Collector’s Guide to the Zeolite Group is the 17th volume in the Schiffer Earth Science Monograph Series, and the 14th authored by Robert Lauf. Some of Lauf’s previous publications, including his work on beryl, garnet, and quartz, are of immediate interest to gemologists, while others, such as this book, may appeal more to mineralogists and geologists. Zeolites are a fascinating group of rock-forming minerals that are beloved by collectors, as they can form exceptional crystals and aggregates. Often lacking durability or distinctive beauty, they rarely appear as finished gemstones. As a working gemologist, I have only encountered a few zeolite minerals in the course of my education and everyday work: natrolite (as radial aggregates and a component of maw-sit-sit), pollucite, and thomsonite (fibrous aggregate).
Zeolites are structurally complex and are distinguished by their ability to exchange cations with surrounding solutions. They are immensely important for industrial purposes as sorbents, catalysts, and molecular sieves.

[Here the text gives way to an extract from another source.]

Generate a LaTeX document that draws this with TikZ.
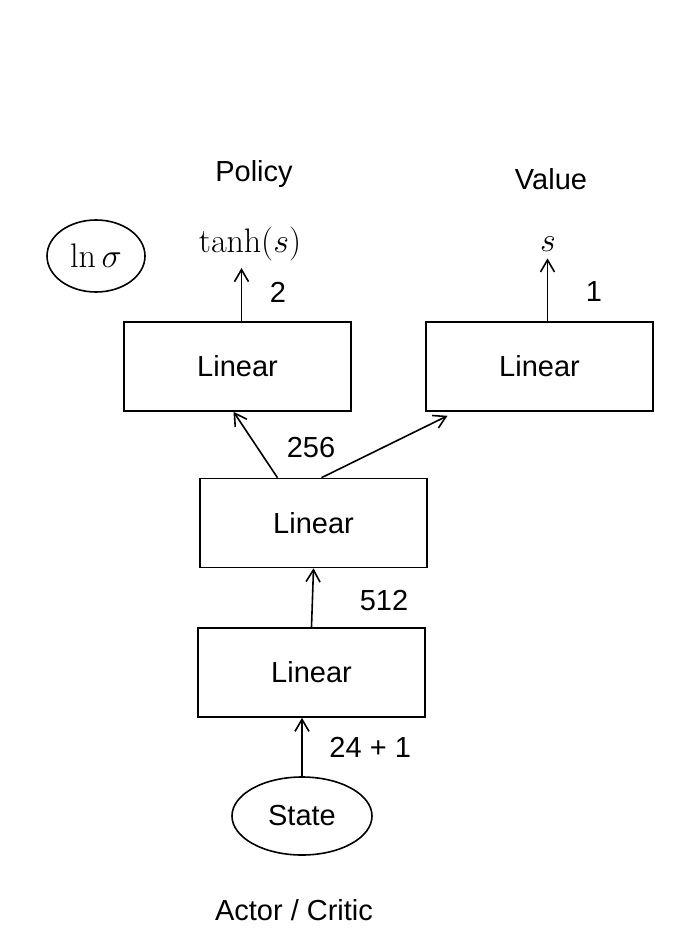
\RequirePackage{fix-cm}
\documentclass[tikz,border=0pt]{standalone}
\usepackage{amsmath,amssymb}
\usepackage[no-math]{fontspec}
\setmainfont{Liberation Sans}
\usetikzlibrary{arrows.meta, positioning, shapes.geometric}

\begin{document}
\begin{tikzpicture}[x=0.5pt, y=-0.5pt,
      block/.style={rectangle, draw, line width=0.8pt, minimum height=44.5pt,
                    minimum width=113.5pt, align=center, font=\fontsize{14.5}{17}\selectfont},
      oval/.style={ellipse, draw, line width=0.8pt, font=\fontsize{14.5}{17}\selectfont},
      lbl/.style={font=\fontsize{14.5}{17}\selectfont},
      arr/.style={-{Straight Barb[length=6pt, width=7pt]}, line width=0.8pt}
    ]
    \useasboundingbox (0,0) rectangle (688,942);

    \node[block] (pol) at (237.5,366.5) {Linear};
    \node[block] (val) at (539.5,366.5) {Linear};
    \node[block] (mid) at (313.5,523) {Linear};
    \node[block] (inp) at (311.5,672.5) {Linear};
    \node[oval, minimum width=70pt, minimum height=39pt] (state) at (302,816) {State};
    \node[oval, minimum width=49pt, minimum height=36pt, font=\fontsize{17}{20}\selectfont] (lnsig) at (96,256) {$\ln\sigma$};

    \node[lbl, font=\fontsize{17}{20}\selectfont] (tanh) at (250,244) {$\tanh(s)$};
    \node[lbl, font=\fontsize{17}{20}\selectfont] (sout) at (548,244) {$s$};
    \node[lbl] at (254,174) {Policy};
    \node[lbl] at (551,179) {Value};
    \node[lbl] at (294,910) {Actor / Critic};

    \draw[arr] (state.north) -- (state.north |- inp.south) node[pos=0.5, right=10pt, lbl] {24 + 1};
    \draw[arr] (inp.north) -- (mid.south);
    \draw[arr] ([xshift=-18pt]mid.north) -- ([xshift=-2pt]pol.south);
    \draw[arr] ([xshift=4pt]mid.north) -- ([xshift=-46pt, yshift=-2pt]val.south);
    \draw[arr] ([xshift=2pt]pol.north) -- ([xshift=2pt]pol.north |- tanh.south);
    \draw[arr] ([xshift=4pt]val.north) -- ([xshift=4pt]val.north |- sout.south);

    \node[lbl] at (384,601) {512};
    \node[lbl] at (311,448) {256};
    \node[lbl] at (278,292) {2};
    \node[lbl] at (594,292) {1};
  \end{tikzpicture}
\end{document}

While these minerals occur naturally, they are also produced as “designer” synthetics on a large scale. Over 200 “frameworks” of open cavities and channels formed by tetrahedral oxygen atoms surrounded by cations have been identified; of those, over 40 are natural occurrences. Zeolites are used in agriculture (animal feed, odor control, pet litter), horticulture (soil conditioners and growth media), and water purification. They are also act as carriers for pesticides and fungicides, and as gas and oil absorbents.

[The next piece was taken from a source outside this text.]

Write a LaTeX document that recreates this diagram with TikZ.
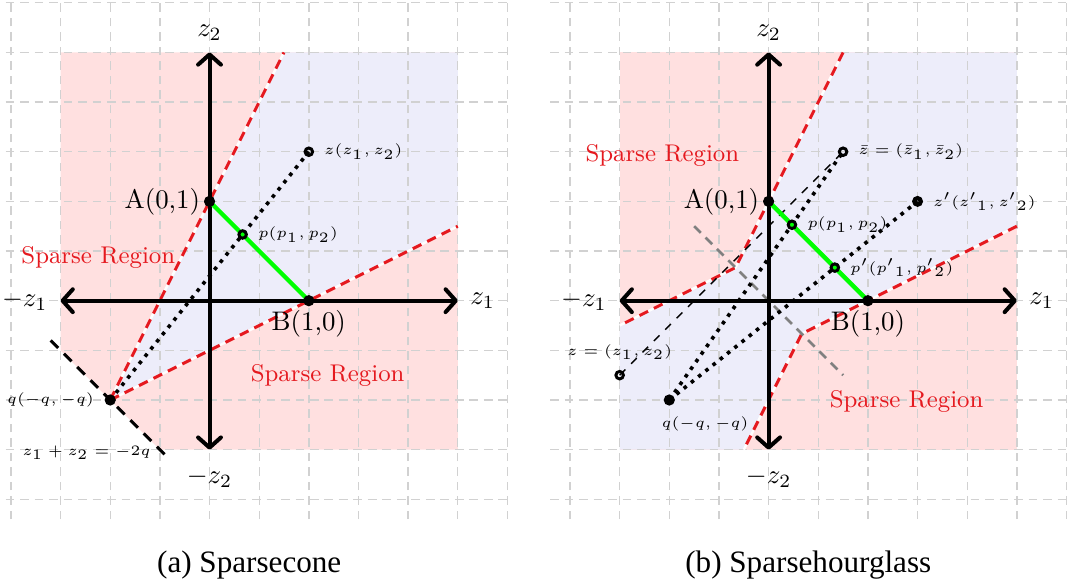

The introduction briefly discusses the research and literature on zeolites, citing a few detailed examples of use. Through cation change, naturally occurring cliniptolite can be used to filter radioactive cesium from wastewater at nuclear power plants. Zeolites can be used as “molecular sieves” to separate molecules with differing cross sections (i.e. branched and unbranched hydrocarbons) in a vapor stream. The structure and morphology section tries to clearly lay out the structural chemistry and taxonomy of the group, but the book quickly goes beyond the scope of knowledge, comprehension, and expertise of the average gemologist or collector. The structural types are illustrated with diagrams that enhance the understanding of the unique framework structure and the functional “channels” and “cages.” The following chapter outlines zeolite’s formation and geochemistry, pointing out the environments where specimen-quality rough may be sourced, versus massive industrial-quality deposits.
The strength of the book is the alphabetized section on each type of zeolite, illustrated with superbly formed examples. The photography is also breathtakingly artistic. If the fascinating structure and utility of zeolites does not intrigue a budding collector, the pure aesthetics of the specimens surely will. Each entry describes locality information and associated minerals; a few include additional diagrams to illustrate the framework structure and different examples of crystal morphology.

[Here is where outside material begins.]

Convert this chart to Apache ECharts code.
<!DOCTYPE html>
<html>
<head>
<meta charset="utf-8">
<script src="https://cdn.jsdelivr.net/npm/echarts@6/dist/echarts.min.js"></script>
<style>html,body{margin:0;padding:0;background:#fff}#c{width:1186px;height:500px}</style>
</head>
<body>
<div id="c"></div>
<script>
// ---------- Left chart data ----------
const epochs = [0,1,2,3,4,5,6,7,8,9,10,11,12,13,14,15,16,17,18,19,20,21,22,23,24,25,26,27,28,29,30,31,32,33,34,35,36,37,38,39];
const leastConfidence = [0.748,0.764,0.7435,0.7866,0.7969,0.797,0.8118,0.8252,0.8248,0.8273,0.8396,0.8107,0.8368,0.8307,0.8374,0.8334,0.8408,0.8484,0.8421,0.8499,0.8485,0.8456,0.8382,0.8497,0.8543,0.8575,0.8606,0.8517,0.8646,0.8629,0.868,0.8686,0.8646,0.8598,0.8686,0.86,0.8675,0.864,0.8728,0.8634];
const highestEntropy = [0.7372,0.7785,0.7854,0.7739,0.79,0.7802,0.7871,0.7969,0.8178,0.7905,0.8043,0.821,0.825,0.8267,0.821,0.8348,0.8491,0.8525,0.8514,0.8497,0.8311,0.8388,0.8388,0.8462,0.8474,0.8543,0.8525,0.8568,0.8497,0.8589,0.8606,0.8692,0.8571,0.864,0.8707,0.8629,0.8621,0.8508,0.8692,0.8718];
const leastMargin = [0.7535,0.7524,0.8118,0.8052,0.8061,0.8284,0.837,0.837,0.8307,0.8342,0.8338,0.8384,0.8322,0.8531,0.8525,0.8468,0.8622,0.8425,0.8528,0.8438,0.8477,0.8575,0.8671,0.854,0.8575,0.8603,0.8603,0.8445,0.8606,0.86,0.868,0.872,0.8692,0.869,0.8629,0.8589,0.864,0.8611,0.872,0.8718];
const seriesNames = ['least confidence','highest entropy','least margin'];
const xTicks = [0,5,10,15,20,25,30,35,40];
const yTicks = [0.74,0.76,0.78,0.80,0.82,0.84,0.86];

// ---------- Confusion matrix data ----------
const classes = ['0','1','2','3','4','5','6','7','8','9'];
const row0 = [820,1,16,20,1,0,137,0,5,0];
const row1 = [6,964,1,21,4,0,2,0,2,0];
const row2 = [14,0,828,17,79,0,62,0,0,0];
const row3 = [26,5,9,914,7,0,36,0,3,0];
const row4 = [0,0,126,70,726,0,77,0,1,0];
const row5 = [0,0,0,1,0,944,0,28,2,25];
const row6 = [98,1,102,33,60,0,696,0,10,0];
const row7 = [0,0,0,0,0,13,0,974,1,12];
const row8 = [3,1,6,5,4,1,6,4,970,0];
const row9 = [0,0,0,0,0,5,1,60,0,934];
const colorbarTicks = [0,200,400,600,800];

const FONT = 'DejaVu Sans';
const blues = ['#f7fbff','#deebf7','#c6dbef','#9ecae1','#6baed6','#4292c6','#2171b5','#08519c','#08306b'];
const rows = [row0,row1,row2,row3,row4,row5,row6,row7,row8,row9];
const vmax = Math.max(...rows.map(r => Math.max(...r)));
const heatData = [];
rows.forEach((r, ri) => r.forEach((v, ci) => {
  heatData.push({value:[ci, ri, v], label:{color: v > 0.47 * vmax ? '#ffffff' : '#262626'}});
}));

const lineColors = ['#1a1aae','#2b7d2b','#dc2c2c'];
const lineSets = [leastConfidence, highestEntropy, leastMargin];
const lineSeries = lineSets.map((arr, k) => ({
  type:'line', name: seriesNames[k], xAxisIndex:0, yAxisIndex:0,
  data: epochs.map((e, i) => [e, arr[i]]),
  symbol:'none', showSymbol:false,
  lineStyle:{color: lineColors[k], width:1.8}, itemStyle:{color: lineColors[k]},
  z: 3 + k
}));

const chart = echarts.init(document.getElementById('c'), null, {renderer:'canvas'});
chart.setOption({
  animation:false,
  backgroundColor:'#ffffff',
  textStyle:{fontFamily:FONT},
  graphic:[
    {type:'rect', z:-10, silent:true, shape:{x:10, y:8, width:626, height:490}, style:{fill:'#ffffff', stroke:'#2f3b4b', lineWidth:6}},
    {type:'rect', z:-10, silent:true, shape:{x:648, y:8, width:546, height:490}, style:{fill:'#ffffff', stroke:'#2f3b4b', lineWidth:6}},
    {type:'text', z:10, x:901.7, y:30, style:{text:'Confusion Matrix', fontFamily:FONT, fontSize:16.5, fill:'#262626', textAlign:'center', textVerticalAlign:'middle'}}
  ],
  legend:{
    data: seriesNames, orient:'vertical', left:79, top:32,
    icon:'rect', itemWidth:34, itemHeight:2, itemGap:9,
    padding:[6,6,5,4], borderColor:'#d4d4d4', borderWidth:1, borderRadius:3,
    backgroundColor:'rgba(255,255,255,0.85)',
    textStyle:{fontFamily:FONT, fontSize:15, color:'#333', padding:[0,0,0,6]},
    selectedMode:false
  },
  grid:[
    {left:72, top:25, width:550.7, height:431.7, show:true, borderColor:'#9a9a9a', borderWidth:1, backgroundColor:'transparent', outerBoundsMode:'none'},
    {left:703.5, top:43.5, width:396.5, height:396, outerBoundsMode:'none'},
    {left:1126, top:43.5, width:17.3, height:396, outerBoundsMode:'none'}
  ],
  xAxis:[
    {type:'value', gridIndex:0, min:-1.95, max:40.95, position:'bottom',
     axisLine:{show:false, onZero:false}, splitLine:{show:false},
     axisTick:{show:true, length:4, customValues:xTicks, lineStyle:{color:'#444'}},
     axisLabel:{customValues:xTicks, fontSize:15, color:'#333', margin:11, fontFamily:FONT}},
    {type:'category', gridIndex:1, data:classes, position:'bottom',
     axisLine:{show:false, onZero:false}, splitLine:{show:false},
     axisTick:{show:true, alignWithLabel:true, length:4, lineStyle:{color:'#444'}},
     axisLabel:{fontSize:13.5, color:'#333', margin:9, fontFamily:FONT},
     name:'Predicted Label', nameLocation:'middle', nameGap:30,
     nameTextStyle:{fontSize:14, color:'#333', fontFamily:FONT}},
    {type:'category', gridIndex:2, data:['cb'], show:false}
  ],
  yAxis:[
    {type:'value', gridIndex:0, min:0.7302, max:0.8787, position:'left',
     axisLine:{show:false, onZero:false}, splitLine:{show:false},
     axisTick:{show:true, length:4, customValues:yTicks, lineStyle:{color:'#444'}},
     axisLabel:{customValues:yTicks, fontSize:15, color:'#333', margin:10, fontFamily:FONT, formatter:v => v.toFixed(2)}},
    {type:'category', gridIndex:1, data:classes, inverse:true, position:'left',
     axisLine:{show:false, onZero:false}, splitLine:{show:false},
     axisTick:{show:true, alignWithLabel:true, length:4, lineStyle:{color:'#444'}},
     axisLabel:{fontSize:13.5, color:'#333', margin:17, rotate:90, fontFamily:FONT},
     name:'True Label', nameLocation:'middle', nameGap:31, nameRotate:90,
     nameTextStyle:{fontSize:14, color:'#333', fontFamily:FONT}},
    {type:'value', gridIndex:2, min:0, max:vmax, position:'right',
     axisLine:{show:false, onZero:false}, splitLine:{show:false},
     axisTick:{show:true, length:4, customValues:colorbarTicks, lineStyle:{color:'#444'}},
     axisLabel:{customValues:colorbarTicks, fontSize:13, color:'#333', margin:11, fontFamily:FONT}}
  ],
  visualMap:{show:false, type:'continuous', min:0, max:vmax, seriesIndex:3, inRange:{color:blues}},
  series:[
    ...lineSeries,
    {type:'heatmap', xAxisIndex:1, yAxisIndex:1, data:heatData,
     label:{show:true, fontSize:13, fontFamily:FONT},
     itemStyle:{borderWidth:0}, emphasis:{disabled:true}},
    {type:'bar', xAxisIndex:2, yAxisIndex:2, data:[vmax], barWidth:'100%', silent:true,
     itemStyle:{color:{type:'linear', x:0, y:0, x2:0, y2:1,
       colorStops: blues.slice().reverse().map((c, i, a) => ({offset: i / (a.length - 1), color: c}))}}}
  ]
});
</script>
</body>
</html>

The book concludes with a comprehensive and somewhat overwhelming list of references, but the reader is guided by the author’s annotations. Lauf also highlights a few resources of notable interest to those starting their own collection.
Like other books in the Earth Science Monograph Series, this volume is not a valuation guide, nor does it give an indication of the commonness or rarity of particular types of specimens. It serves as an excellent primer to the unique structure and function of this unique mineral group. In addition, the abundant high-quality illustrations of superb specimens will make this volume appealing even to an “armchair” mineral collector.